TASK DIRECTIONS
From the records below, print only the part that opens with the line containing "Emit a web page" and closes with the line containing "92, 96, 104];"; omit the pictures.
DATA PROVIDED start
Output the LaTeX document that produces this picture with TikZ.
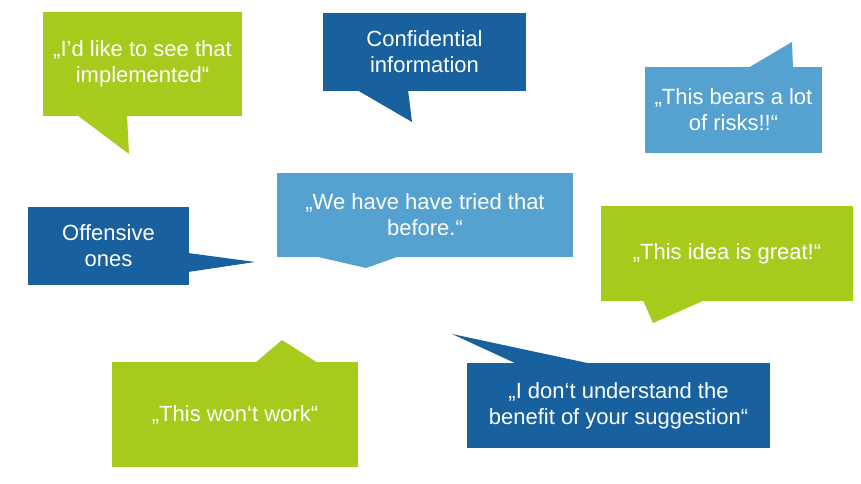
\documentclass[tikz,border=0pt]{standalone}
\usepackage{fontspec}
\setmainfont{Liberation Sans}
\usepackage{xcolor}
\usetikzlibrary{positioning}

\definecolor{limegreen}{HTML}{A6CB1C}
\definecolor{darkblue}{HTML}{18609E}
\definecolor{lightblue}{HTML}{55A1CF}

\begin{document}
\begin{tikzpicture}[
    x=0.75pt, y=-0.75pt,
    bubble/.style={
        rectangle, inner sep=0pt,
        align=center, text=white,
        font=\fontsize{16.5}{19.4}\selectfont
    },
    greenbub/.style={bubble, fill=limegreen},
    darkbub/.style={bubble, fill=darkblue},
    lightbub/.style={bubble, fill=lightblue},
]

% Canvas
\useasboundingbox[fill=white] (0,0) rectangle (861,484);

% Bubbles
\node[greenbub, minimum width=149.25pt, minimum height=78pt] (like) at (142.5,64)
    {„I’d like to see that\\implemented“};
\node[darkbub, minimum width=152.25pt, minimum height=58.5pt] (conf) at (424.5,52)
    {Confidential\\information};
\node[lightbub, minimum width=132.75pt, minimum height=64.5pt] (risk) at (733.5,110)
    {„This bears a lot\\of risks!!“};
\node[darkbub, minimum width=120.75pt, minimum height=58.5pt] (offe) at (108.5,246)
    {Offensive\\ones};
\node[lightbub, minimum width=222pt, minimum height=63pt] (tried) at (425,215)
    {„We have have tried that\\before.“};
\node[greenbub, minimum width=189pt, minimum height=71.25pt] (great) at (727,253.5)
    {„This idea is great!“};
\node[greenbub, minimum width=184.5pt, minimum height=78.75pt] (wont) at (235,414.5)
    {„This won‘t work“};
\node[darkbub, minimum width=227.25pt, minimum height=63.75pt] (bene) at (618.5,405.5)
    {„I don‘t understand the\\benefit of your suggestion“};

% Tail tips
\coordinate (likeT)  at (129,154);
\coordinate (confT)  at (412,122);
\coordinate (riskT)  at (792,42);
\coordinate (offeT)  at (255,262);
\coordinate (triedT) at (366,268);
\coordinate (greatT) at (653,323);
\coordinate (wontT)  at (282,340);
\coordinate (beneT)  at (452,334);

% Tails
\fill[limegreen] (77,115)  -- (likeT)  -- (127,115) -- cycle;
\fill[darkblue]  (357,90)  -- (confT)  -- (408,90)  -- cycle;
\fill[lightblue] (748,68)  -- (riskT)  -- (793,68)  -- cycle;
\fill[darkblue]  (188,253) -- (offeT)  -- (188,272) -- cycle;
\fill[lightblue] (314,256) -- (triedT) -- (400,256) -- cycle;
\fill[limegreen] (643,300) -- (greatT) -- (705,300) -- cycle;
\fill[limegreen] (255,363) -- (wontT)  -- (318,363) -- cycle;
\fill[darkblue]  (517,364) -- (beneT)  -- (592,364) -- cycle;

\end{tikzpicture}
\end{document}
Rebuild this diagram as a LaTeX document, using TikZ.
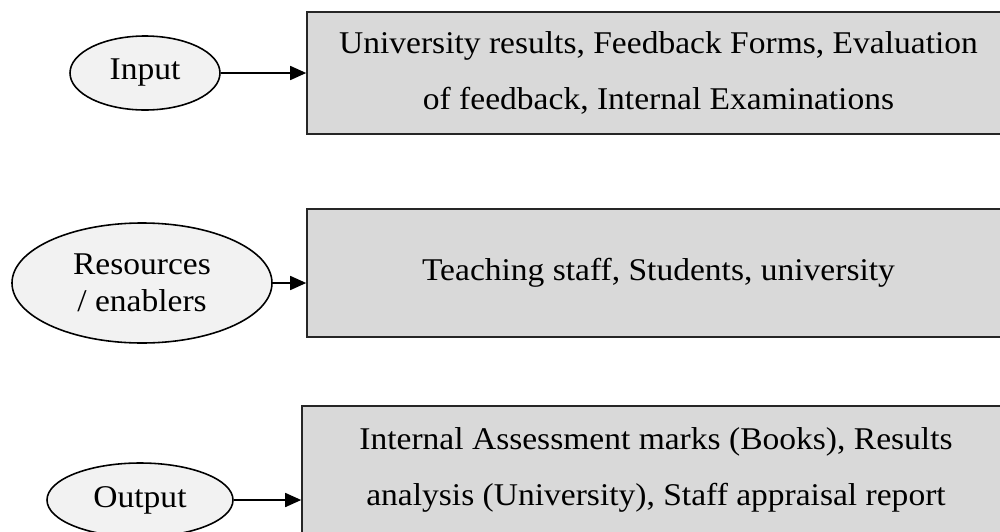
\documentclass[tikz,border=0pt]{standalone}
\usepackage{fontspec}
\setmainfont{Liberation Serif}[FakeStretch=1.06]
\usetikzlibrary{shapes.geometric,arrows.meta}

\begin{document}
\begin{tikzpicture}[line width=0.9pt,
    oval/.style={ellipse,draw,fill=ovalgray,inner sep=0pt,
      font=\fontsize{18}{21}\selectfont,align=center},
    infobox/.style={rectangle,draw=black!85,fill=boxgray,inner sep=0pt,
      minimum width=14.06cm,font=\fontsize{18}{32}\selectfont,align=center},
    link/.style={-{Triangle[length=0.32cm,width=0.28cm]}}]
  \definecolor{ovalgray}{HTML}{F2F2F2}
  \definecolor{boxgray}{HTML}{D9D9D9}
  \useasboundingbox (0,0) rectangle (20,-10.62);
  \clip (0,0) rectangle (20,-10.62);
  % input
  \node[oval,minimum width=3.0cm,minimum height=1.48cm] (input) at (2.9,-1.46) {Input};
  \node[infobox,minimum height=2.44cm] (inbox) at (13.17,-1.46)
    {University results, Feedback Forms, Evaluation\\of feedback, Internal Examinations};
  \draw[link] (input.east) -- (inbox.west);
  % resources
  \node[oval,minimum width=5.2cm,minimum height=2.4cm] (resources) at (2.84,-5.66) {Resources\\/ enablers};
  \node[infobox,minimum height=2.56cm] (resbox) at (13.17,-5.46)
    {Teaching staff, Students, university};
  \draw[link] (resources.east) -- (resources.east -| resbox.west);
  % output
  \node[oval,minimum width=3.72cm,minimum height=1.48cm] (output) at (2.8,-10.0) {Output};
  \node[infobox,minimum width=14.16cm,minimum height=2.56cm] (outbox) at (13.12,-9.4)
    {Internal Assessment marks (Books), Results\\analysis (University), Staff appraisal report};
  \draw[link] (output.east) -- (output.east -| outbox.west);
\end{tikzpicture}
\end{document}
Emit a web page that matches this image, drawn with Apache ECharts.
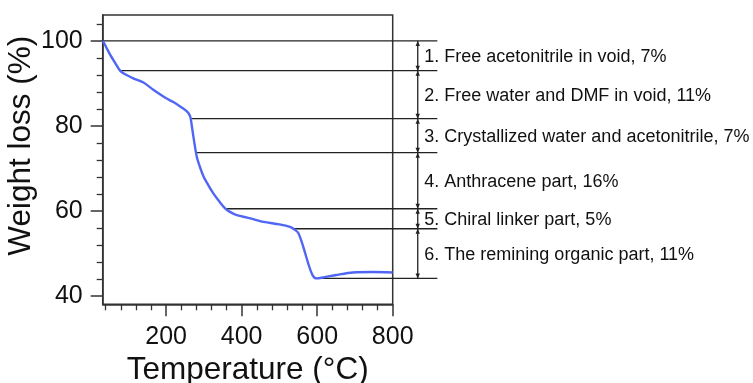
<!DOCTYPE html>
<html>
<head>
<meta charset="utf-8">
<script src="https://cdn.jsdelivr.net/npm/echarts@6/dist/echarts.min.js"></script>
<style>html,body{margin:0;padding:0;background:#fff}#c{width:753px;height:383px}</style>
</head>
<body>
<div id="c"></div>
<script>
// ---- data ----
const temps = [32.5, 42, 52, 65, 78, 90, 113, 140, 166, 200, 219, 240, 255, 263.5, 268, 272, 281, 290, 299, 312, 325, 340, 356, 370, 387, 420, 458, 500, 528, 540, 550, 563, 576, 588, 598, 620, 650, 695, 748, 800];
const weights = [100, 98.4, 96.7, 94.8, 93, 92.2, 91.2, 90.2, 88.5, 86.5, 85.6, 84.4, 83.4, 82.3, 80, 77.6, 72.8, 70.2, 68.1, 66, 64.1, 62.3, 60.6, 59.7, 59, 58.3, 57.4, 56.8, 56.2, 55.6, 54.8, 51.6, 47.7, 44.8, 44.1, 44.4, 44.9, 45.5, 45.6, 45.5];
const stepLevels = [100, 93, 81.7, 73.7, 60.5, 55.8, 44.1];
const stepStarts = [32.5, 78, 263.5, 279, 358.7, 536.8, 598];
const stepLabels = [
  '1. Free acetonitrile in void, 7%',
  '2. Free water and DMF in void, 11%',
  '3. Crystallized water and acetonitrile, 7%',
  '4. Anthracene part, 16%',
  '5. Chiral linker part, 5%',
  '6. The remining organic part, 11%'
];
const xMajorTicks = [200, 400, 600, 800];
const xMinorTicks = [40, 80, 120, 160, 240, 280, 320, 360, 440, 480, 520, 560, 640, 680, 720, 760];
const yMajorTicks = [40, 60, 80, 100];
const yMinorTicks = [44, 48, 52, 56, 64, 68, 72, 76, 84, 88, 92, 96, 104];

// ---- chart ----
const FONT = 'Liberation Sans, Arial, Helvetica, sans-serif';
const LINE_END_T = 918.2, ARROW_T = 866.3, LABEL_T = 883.7;
const chart = echarts.init(document.getElementById('c'), null, {renderer: 'canvas'});
const xBase = {type: 'value', min: 32, max: 800, position: 'bottom', splitLine: {show: false}};
const yBase = {type: 'value', min: 38, max: 106.1, position: 'left', splitLine: {show: false}};

function annot(params, api) {
  const i = params.dataIndex;
  const children = [];
  const p0 = api.coord([stepStarts[i], stepLevels[i]]);
  const p1 = api.coord([LINE_END_T, stepLevels[i]]);
  children.push({type: 'line', shape: {x1: p0[0], y1: p0[1], x2: p1[0], y2: p1[1]},
    style: {stroke: '#222', lineWidth: 1.4}});
  if (i > 0) {
    const a = api.coord([ARROW_T, stepLevels[i - 1]]);
    const b = api.coord([ARROW_T, stepLevels[i]]);
    const hw = 2.2, hh = 5;
    children.push({type: 'line', shape: {x1: a[0], y1: a[1], x2: b[0], y2: b[1]},
      style: {stroke: '#222', lineWidth: 1.3}});
    children.push({type: 'polygon', shape: {points: [[a[0], a[1]], [a[0] - hw, a[1] + hh], [a[0] + hw, a[1] + hh]]},
      style: {fill: '#222'}});
    children.push({type: 'polygon', shape: {points: [[b[0], b[1]], [b[0] - hw, b[1] - hh], [b[0] + hw, b[1] - hh]]},
      style: {fill: '#222'}});
    const t = api.coord([LABEL_T, (stepLevels[i - 1] + stepLevels[i]) / 2]);
    children.push({type: 'text', x: t[0], y: t[1] + 1,
      style: {text: stepLabels[i - 1], fill: '#111', font: '18px ' + FONT, textAlign: 'left', textVerticalAlign: 'middle'}});
  }
  return {type: 'group', children: children};
}

chart.setOption({
  animation: false,
  backgroundColor: '#fff',
  grid: {left: 102.7, right: 360.3, top: 15, bottom: 78.7, outerBoundsMode: 'none', containLabel: false,
    show: true, borderColor: '#333', borderWidth: 1.5, backgroundColor: 'transparent'},
  xAxis: [
    Object.assign({}, xBase, {
      name: 'Temperature (°C)', nameLocation: 'middle', nameGap: 46,
      nameTextStyle: {fontSize: 31.5, color: '#111', fontFamily: FONT},
      axisLine: {show: true, lineStyle: {color: '#333', width: 1.5}},
      axisTick: {show: true, length: 12, customValues: xMajorTicks, lineStyle: {color: '#333', width: 1.5}},
      axisLabel: {show: true, customValues: xMajorTicks, margin: 20, fontSize: 25, color: '#111', fontFamily: FONT}
    }),
    Object.assign({}, xBase, {
      axisLine: {show: false},
      axisTick: {show: true, length: 6, customValues: xMinorTicks, lineStyle: {color: '#333', width: 1.3}},
      axisLabel: {show: false}
    })
  ],
  yAxis: [
    Object.assign({}, yBase, {
      name: 'Weight loss (%)', nameLocation: 'middle', nameGap: 62,
      nameTextStyle: {fontSize: 31.5, color: '#111', fontFamily: FONT, padding: [0, 0, 0, 28]},
      axisLine: {show: true, lineStyle: {color: '#333', width: 1.5}},
      axisTick: {show: true, length: 12, customValues: yMajorTicks, lineStyle: {color: '#333', width: 1.5}},
      axisLabel: {show: true, customValues: yMajorTicks, margin: 20, fontSize: 25, color: '#111', fontFamily: FONT}
    }),
    Object.assign({}, yBase, {
      axisLine: {show: false},
      axisTick: {show: true, length: 6, customValues: yMinorTicks, lineStyle: {color: '#333', width: 1.3}},
      axisLabel: {show: false}
    })
  ],
  series: [
    {
      type: 'custom', xAxisIndex: 0, yAxisIndex: 0, clip: false, z: 3,
      renderItem: annot,
      data: stepLevels.map((v, i) => [stepStarts[i], v])
    },
    {
      type: 'line', xAxisIndex: 0, yAxisIndex: 0, z: 4,
      data: temps.map((t, i) => [t, weights[i]]),
      showSymbol: false, smooth: 0.3,
      lineStyle: {color: '#5067f5', width: 2.4}
    }
  ]
});
</script>
</body>
</html>
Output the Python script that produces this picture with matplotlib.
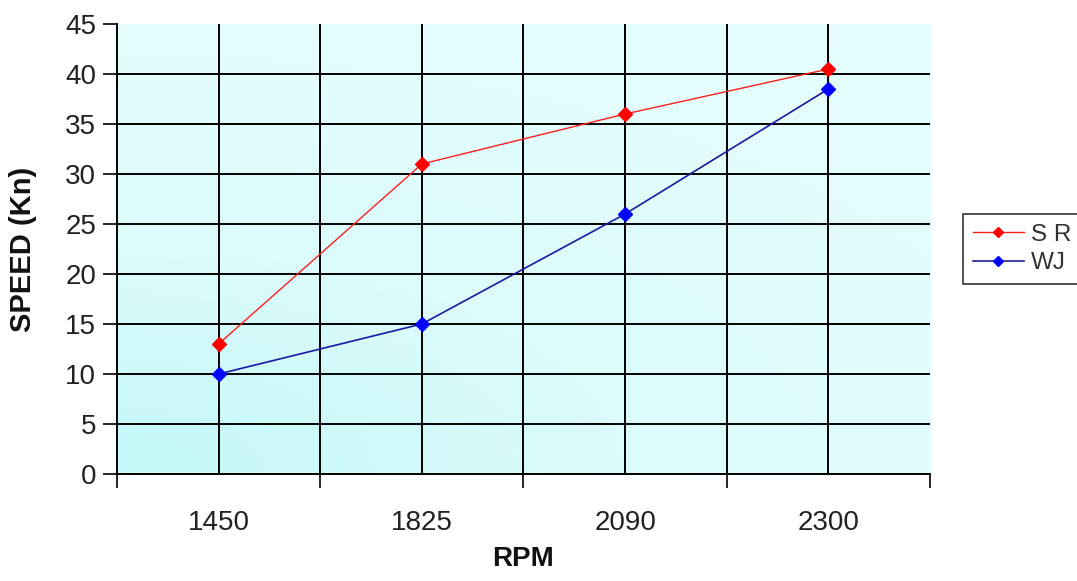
DATA PROVIDED end
FULL SOLUTION
Emit a web page that matches this image, drawn with Apache ECharts.
<!DOCTYPE html>
<html>
<head>
<meta charset="utf-8">
<script src="https://cdn.jsdelivr.net/npm/echarts@6/dist/echarts.min.js"></script>
<style>html,body{margin:0;padding:0;background:#fff}#c{width:753px;height:383px}</style>
</head>
<body>
<div id="c"></div>
<script>
// ---- data ----
const temps = [32.5, 42, 52, 65, 78, 90, 113, 140, 166, 200, 219, 240, 255, 263.5, 268, 272, 281, 290, 299, 312, 325, 340, 356, 370, 387, 420, 458, 500, 528, 540, 550, 563, 576, 588, 598, 620, 650, 695, 748, 800];
const weights = [100, 98.4, 96.7, 94.8, 93, 92.2, 91.2, 90.2, 88.5, 86.5, 85.6, 84.4, 83.4, 82.3, 80, 77.6, 72.8, 70.2, 68.1, 66, 64.1, 62.3, 60.6, 59.7, 59, 58.3, 57.4, 56.8, 56.2, 55.6, 54.8, 51.6, 47.7, 44.8, 44.1, 44.4, 44.9, 45.5, 45.6, 45.5];
const stepLevels = [100, 93, 81.7, 73.7, 60.5, 55.8, 44.1];
const stepStarts = [32.5, 78, 263.5, 279, 358.7, 536.8, 598];
const stepLabels = [
  '1. Free acetonitrile in void, 7%',
  '2. Free water and DMF in void, 11%',
  '3. Crystallized water and acetonitrile, 7%',
  '4. Anthracene part, 16%',
  '5. Chiral linker part, 5%',
  '6. The remining organic part, 11%'
];
const xMajorTicks = [200, 400, 600, 800];
const xMinorTicks = [40, 80, 120, 160, 240, 280, 320, 360, 440, 480, 520, 560, 640, 680, 720, 760];
const yMajorTicks = [40, 60, 80, 100];
const yMinorTicks = [44, 48, 52, 56, 64, 68, 72, 76, 84, 88, 92, 96, 104];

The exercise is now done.